I see that a more capable system that includes (and even is based upon, orginally) an LMS, is a valuable framework for what I’m talking about. I jut don’t want to talk about *learning* ‘management’, and I don’t want to focus on rote formal learning, which is what I’m afraid the CORE functionality of an LMS is about, and worse is what comes to mind when people think about it and use the term to address the core purpose.
Jay Cross says
All of you are right. What differs between the views of Dave+Tom and of Clark+Internet Time Alliance is who we see as our customer.
For the majority of customers, Dave nails it. Most customers need categories, comparisons, and so forth. LMS is in their comfort zone.
Early adopters are after something else. These enthusiasts want to be involved in putting together solutions that out-do the current products. They’re willing to experiment with things that don’t yet have a name.
The new view, I’ll call it the Workscape perspective, weaves informal and social learning into workflow. That’s something no LMS is ever going to do; it’s basic infrastructure. Training departments are not going to take over core corporate functions.
Workscapes have not crossed the chasm; LMSs did so at the turn of the century.
Dave and Tom would be fools to abandon their LMS customers. We’ll see if their organizations can pull off a rarity in business, the ability to persevere through a phase change.
This reminds me of the old joke about how God could create the Earth in seven days. He didn’t have an installed base.
We at Internet Time Alliance are trying to create the future. Our clients are out to break the mold. Many LMS customers are happy to concentrate on what’s worked in the past; they don’t have the bandwidth to experiment.
Beautiful day here in Marrakech.
Ryan Tracey says
You can manage courses, but not learning – I totally agree. After all, the vast majority of learning in the workplace is informal.
With regulated learning such as compliance training perhaps an exception, a learning portal is really what is needed in the workplace. I advocate an Informal Learning Environment or ILE (http://tinyurl.com/informal-ILE).
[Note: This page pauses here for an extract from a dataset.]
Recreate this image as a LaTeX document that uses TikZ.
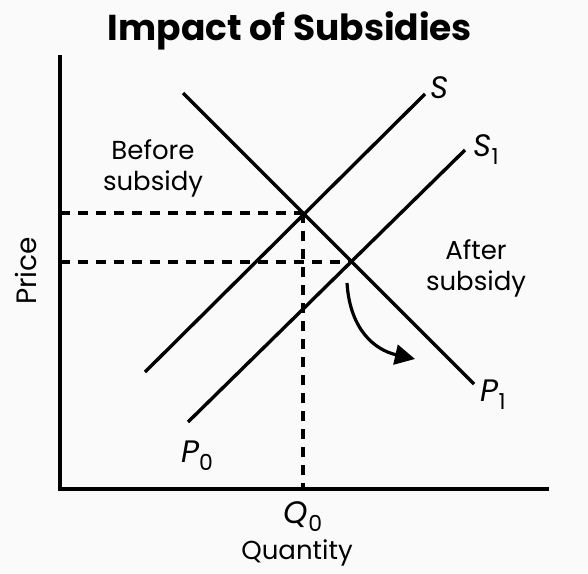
\documentclass[tikz,border=0pt]{standalone}
\usepackage{fontspec}
\setmainfont{Poppins}
\usetikzlibrary{arrows.meta}
\newcommand{\symsub}[2]{\textit{#1}\raisebox{-0.26em}{\fontsize{22}{26}\selectfont #2}}
\begin{document}
\begin{tikzpicture}[x=1pt,y=-1pt,
  axis/.style={line width=3.4pt},
  curve/.style={line width=3.4pt},
  guide/.style={line width=3.2pt, dash pattern=on 10pt off 8pt},
  lbl/.style={font=\fontsize{26}{31}\selectfont, align=center, inner sep=0pt},
  sym/.style={font=\fontsize{31}{34}\selectfont, inner sep=0pt}]
\useasboundingbox (0,0) rectangle (588,573);
\fill[white!98!black] (0,0) rectangle (588,573);
% axes
\coordinate (top) at (60,55);
\coordinate (orig) at (60,489);
\coordinate (right) at (549,489);
\draw[axis] (top) -- (orig) -- (right);
% lines
\coordinate (d0) at (183,93);
\coordinate (d1) at (474,384);
\coordinate (s0) at (145,372);
\coordinate (s1) at (425,94);
\coordinate (t0) at (188,422);
\coordinate (t1) at (465,150);
\draw[curve] (d0) -- (d1);
\draw[curve] (s0) -- (s1);
\draw[curve] (t0) -- (t1);
% equilibria
\coordinate (e0) at (303,213);
\coordinate (e1) at (349,262);
\coordinate (y0) at (60,213);
\coordinate (y1) at (60,262);
\coordinate (q0) at (303,487);
\draw[guide] (y0) -- (e0);
\draw[guide] (e0) -- (q0);
\draw[guide] (y1) -- (e1);
% arrow
\coordinate (a0) at (347,283);
\coordinate (a1) at (415,359);
\draw[line width=3.2pt, -{Triangle[length=20pt,width=20pt]}] (a0) .. controls (350,330) and (375,350) .. (a1);
% labels
\node[font=\fontsize{36}{42}\selectfont\bfseries] (title) at (290,31) {Impact of Subsidies};
\node[lbl] (before) at (153,168) {Before\\subsidy};
\node[lbl] (after) at (476,268) {After\\subsidy};
\node[sym] (S) at (440,88) {\itshape S};
\node[sym] (S1) at (486,150) {\symsub{S}{1}};
\node[sym] (P1) at (493,395) {\symsub{P}{1}};
\node[sym] (P0) at (197,456) {\symsub{P}{0}};
\node[sym] (Q0) at (303,517) {\symsub{Q}{0}};
\node[lbl] (qty) at (297,553) {Quantity};
\node[lbl, font=\fontsize{28}{32}\selectfont, rotate=90] (price) at (26,271) {Price};
\end{tikzpicture}
\end{document}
When we shift our object of measurement from activity to outcome, it makes more sense to use the LMS to manage formal assessments and record competence.
Communications Forum says
I have never used a formal LMS in the workplace and I have worked for several major corporations– or maybe I did and just didn’t realize it. When I think of LMS I think of a university application. As for the workplace, all of the companies I have worked for usually leave it up to the employee to learn what they need–usually without any formal guidance, software or coursework.